2. **Try a path: Along the line $y=1$.**
Let's imagine we're walking towards $(1,1)$ along the horizontal line where $y$ is always $1$. So, we only let $x$ change and get closer to $1$.
Our expression becomes:
$$\lim_{x \rightarrow 1} \frac{\tan 1 - 1 \cdot \tan x}{1-x}$$
This looks a lot like the definition of a derivative! Remember how $f'(a) = \lim_{x \rightarrow a} \frac{f(x)-f(a)}{x-a}$?
Here, it's like $f(x) = \tan x$ and $a=1$. But our expression is $\frac{\tan 1 - \tan x}{1-x}$, which is exactly $ - \left( \frac{\tan x - \tan 1}{x-1} \right)$.
So, this limit is the negative of the derivative of $\tan x$ evaluated at $x=1$.
The derivative of $\tan x$ is $\sec^2 x$.
So, along this path, the limit is $-\sec^2(1)$.

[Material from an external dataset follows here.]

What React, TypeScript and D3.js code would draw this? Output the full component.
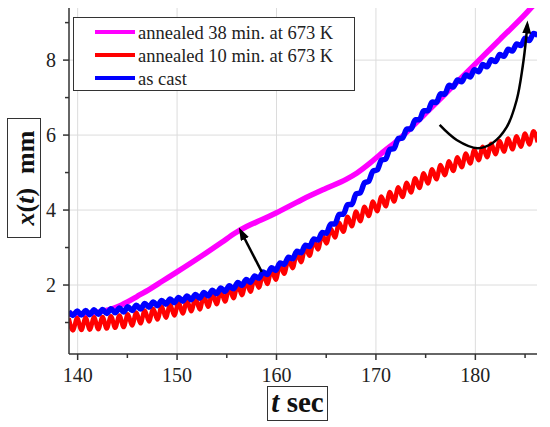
import React from 'react';
import * as d3 from 'd3';

const W = 550, H = 427;
const PL = 69, PR = 537, PT = 8, PB = 354;
const xDomain = [139.13, 186.2];
const yDomain = [0.16, 9.39];
const xTicks = [140, 150, 160, 170, 180];
const xMinor = [145, 155, 165, 175, 185];
const yTicks = [2, 4, 6, 8];
const yMinor = [1, 3, 5, 7, 9];

// sampling of the oscillating records (s)
const T0 = 139.1, DT = 0.425;

// annealed 10 min. at 673 K (peaks / troughs)
const red = [
  1.11,0.79,1.12,0.80,1.13,0.81,1.14,0.82,1.15,0.84,
  1.17,0.86,1.19,0.88,1.22,0.92,1.27,0.98,1.32,1.03,
  1.37,1.08,1.43,1.13,1.48,1.19,1.54,1.24,1.59,1.30,
  1.65,1.35,1.71,1.42,1.78,1.49,1.85,1.56,1.93,1.65,
  2.01,1.73,2.10,1.82,2.19,1.93,2.30,2.03,2.41,2.14,
  2.54,2.30,2.69,2.45,2.85,2.61,3.01,2.78,3.18,2.95,
  3.35,3.11,3.51,3.27,3.66,3.42,3.82,3.57,3.96,3.70,
  4.09,3.84,4.23,3.97,4.36,4.10,4.48,4.23,4.61,4.35,
  4.73,4.47,4.85,4.59,4.98,4.71,5.09,4.82,5.20,4.93,
  5.30,5.04,5.41,5.14,5.51,5.24,5.61,5.33,5.69,5.41,
  5.77,5.49,5.84,5.56,5.91,5.62,5.97,5.69,6.04,5.75,
  6.10,5.81,
];

// as cast
const blue = [
  1.30,1.19,1.31,1.20,1.32,1.21,1.34,1.22,1.35,1.24,
  1.37,1.26,1.39,1.28,1.42,1.32,1.46,1.36,1.51,1.41,
  1.55,1.45,1.59,1.49,1.63,1.53,1.67,1.57,1.71,1.61,
  1.75,1.65,1.80,1.71,1.86,1.77,1.92,1.83,1.98,1.90,
  2.07,1.99,2.15,2.07,2.24,2.18,2.35,2.28,2.46,2.39,
  2.59,2.55,2.74,2.70,2.90,2.86,3.06,3.03,3.23,3.20,
  3.40,3.38,3.63,3.63,3.88,3.89,4.14,4.15,4.43,4.46,
  4.73,4.77,5.04,5.07,5.33,5.36,5.62,5.64,5.91,5.92,
  6.16,6.16,6.41,6.41,6.65,6.65,6.88,6.87,7.10,7.09,
  7.33,7.28,7.47,7.42,7.60,7.55,7.74,7.69,7.88,7.82,
  8.01,7.96,8.15,8.10,8.29,8.24,8.43,8.39,8.58,8.52,
  8.71,8.66,
];

// annealed 38 min. at 673 K
const magT = [139.1, 141, 143, 144, 145, 146, 147.3, 148.5, 150, 152.5, 154.5, 155.8, 157, 158.5, 160, 162.5, 165, 167, 168.1, 169.4, 170.5, 172.5, 175, 177.5, 180, 182.5, 185, 185.8];
const magY = [1.22, 1.24, 1.33, 1.42, 1.55, 1.70, 1.90, 2.10, 2.35, 2.78, 3.14, 3.38, 3.56, 3.74, 3.93, 4.27, 4.58, 4.82, 4.99, 5.25, 5.50, 5.93, 6.58, 7.24, 7.90, 8.56, 9.22, 9.45];

const legendLabels = ['annealed 38 min. at 673 K', 'annealed 10 min. at 673 K', 'as cast'];
const seriesColors = ['#ff00ff', '#ff0000', '#0000ff'];

// annotation arrows (data coordinates)
const arrowStraight: [number, number][] = [[158.52, 2.35], [156.4, 3.44]];
const arrowCurved: [number, number][] = [
  [176.41, 6.27], [178.12, 5.87], [180.23, 5.65], [181.74, 5.79], [183.15, 6.21],
  [184.15, 6.93], [184.75, 7.81], [185.12, 8.62], [185.22, 8.95],
];

const FONT = "'Liberation Serif','Times New Roman',serif";

export default function App() {
  const x = d3.scaleLinear().domain(xDomain).range([PL, PR]);
  const y = d3.scaleLinear().domain(yDomain).range([PB, PT]);

  const osc = (vals: number[]) => vals.map((v, i) => [T0 + i * DT, v] as [number, number]);
  const lineM = d3.line<[number, number]>().x(d => x(d[0])).y(d => y(d[1])).curve(d3.curveMonotoneX);
  const lineL = d3.line<[number, number]>().x(d => x(d[0])).y(d => y(d[1])).curve(d3.curveLinear);
  const lineC = d3.line<[number, number]>().x(d => x(d[0])).y(d => y(d[1])).curve(d3.curveCatmullRom.alpha(0.5));

  const magPts = magT.map((t, i) => [t, magY[i]] as [number, number]);

  return (
    <svg width={W} height={H} style={{ position: 'fixed', left: 0, top: 0, background: '#fff' }} fontFamily={FONT}>
      <defs>
        <clipPath id="plot"><rect x={PL} y={PT} width={PR - PL} height={PB - PT} /></clipPath>
        <marker id="ah" markerUnits="userSpaceOnUse" markerWidth={14} markerHeight={10} refX={9} refY={4.5} orient="auto">
          <path d="M0,0 L13,4.5 L0,9 Z" fill="#000" />
        </marker>
      </defs>
      <rect x={0} y={0} width={W} height={H} fill="#fff" />
      {/* grid */}
      {xTicks.map(t => <line key={'gx' + t} x1={x(t)} x2={x(t)} y1={PT} y2={PB} stroke="#dcdcdc" strokeWidth={1} />)}
      {yTicks.map(t => <line key={'gy' + t} x1={PL} x2={PR} y1={y(t)} y2={y(t)} stroke="#dcdcdc" strokeWidth={1} />)}

      {/* series */}
      <g clipPath="url(#plot)">
        <path d={lineM(magPts) || ''} fill="none" stroke={seriesColors[0]} strokeWidth={5.5} strokeLinejoin="round" />
        <path d={lineM(osc(red)) || ''} fill="none" stroke={seriesColors[1]} strokeWidth={4.5} strokeLinejoin="round" />
        <path d={lineM(osc(blue)) || ''} fill="none" stroke={seriesColors[2]} strokeWidth={5.5} strokeLinejoin="miter" />
      </g>

      {/* arrows */}
      <path d={lineL(arrowStraight) || ''} fill="none" stroke="#000" strokeWidth={2.5} markerEnd="url(#ah)" />
      <path d={lineC(arrowCurved) || ''} fill="none" stroke="#000" strokeWidth={2.5} markerEnd="url(#ah)" />

      {/* axes */}
      <line x1={PL} x2={PL} y1={PT} y2={PB} stroke="#333" strokeWidth={1.5} />
      <line x1={PL} x2={PR} y1={PB} y2={PB} stroke="#333" strokeWidth={1.5} />
      {yTicks.map(t => <line key={'ty' + t} x1={PL - 6} x2={PL} y1={y(t)} y2={y(t)} stroke="#333" strokeWidth={1.5} />)}
      {yMinor.map(t => <line key={'tym' + t} x1={PL - 4} x2={PL} y1={y(t)} y2={y(t)} stroke="#333" strokeWidth={1.5} />)}
      {xTicks.map(t => <line key={'tx' + t} x1={x(t)} x2={x(t)} y1={PB} y2={PB + 6} stroke="#333" strokeWidth={1.5} />)}
      {xMinor.map(t => <line key={'txm' + t} x1={x(t)} x2={x(t)} y1={PB} y2={PB + 4} stroke="#333" strokeWidth={1.5} />)}
      {yTicks.map(t => <text key={'ly' + t} x={56} y={y(t)} dy="0.35em" textAnchor="end" fontSize={20} fill="#222">{t}</text>)}
      {xTicks.map(t => <text key={'lx' + t} x={x(t)} y={382} textAnchor="middle" fontSize={20} fill="#222">{t}</text>)}

      {/* axis titles */}
      <rect x={7.5} y={118.5} width={33} height={119} fill="#fff" stroke="#333" strokeWidth={1} />
      <text transform="translate(34,178) rotate(-90)" textAnchor="middle" fontSize={26} fontWeight="bold" fill="#111">
        <tspan fontStyle="italic">x</tspan>(<tspan fontStyle="italic">t</tspan>)<tspan dx={14}>mm</tspan>
      </text>
      <rect x={267.5} y={386.5} width={60} height={34} fill="#fff" stroke="#333" strokeWidth={1} />
      <text x={297.5} y={412} textAnchor="middle" fontSize={29} fontWeight="bold" fill="#111">
        <tspan fontStyle="italic">t</tspan> sec
      </text>

      {/* legend */}
      <rect x={73.5} y={17.5} width={281} height={73} fill="#fff" stroke="#333" strokeWidth={1} />
      {legendLabels.map((lab, i) => (
        <g key={lab}>
          <line x1={95} x2={135} y1={32 + i * 23} y2={32 + i * 23} stroke={seriesColors[i]} strokeWidth={4} />
          <text x={138} y={38.5 + i * 23} fontSize={18.5} fill="#222">{lab}</text>
        </g>
      ))}
    </svg>
  );
}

3. **Try another path: Along the line $x=1$.**
Now, let's imagine we're walking towards $(1,1)$ along the vertical line where $x$ is always $1$. So, we only let $y$ change and get closer to $1$.
Our expression becomes:
$$\lim_{y \rightarrow 1} \frac{\tan y - y \cdot \tan 1}{y-1}$$
This is also a $0/0$ situation. Let's call the top part $g(y) = \tan y - y \tan 1$. We want to find $\lim_{y \rightarrow 1} \frac{g(y) - g(1)}{y-1}$, which is $g'(1)$.
To find $g'(y)$, we take the derivative of each part with respect to $y$:
The derivative of $\tan y$ is $\sec^2 y$.
The derivative of $y \tan 1$ (remember, $\tan 1$ is just a constant number, like $5$ or $10$) is just $\tan 1$.
So, $g'(y) = \sec^2 y - \tan 1$.
Evaluating at $y=1$, we get $\sec^2(1) - \tan 1$.

4. **Compare the results:**
From Path 1 (along $y=1$), we got $-\sec^2(1)$.
From Path 2 (along $x=1$), we got $\sec^2(1) - \tan 1$.

Are these two values the same?
$-\sec^2(1)$ is a negative number.
$\sec^2(1) - \tan 1$ is a positive number (because $\sec^2(1) = 1/\cos^2(1)$ is larger than $\tan(1) = \sin(1)/\cos(1)$ for $1$ radian).
Since a negative number can't be equal to a positive number, these two limits are different!

5. **Conclusion:** Because we found two different paths that lead to different limit values, the overall limit of the function as $(x,y)$ approaches $(1,1)$ **does not exist**.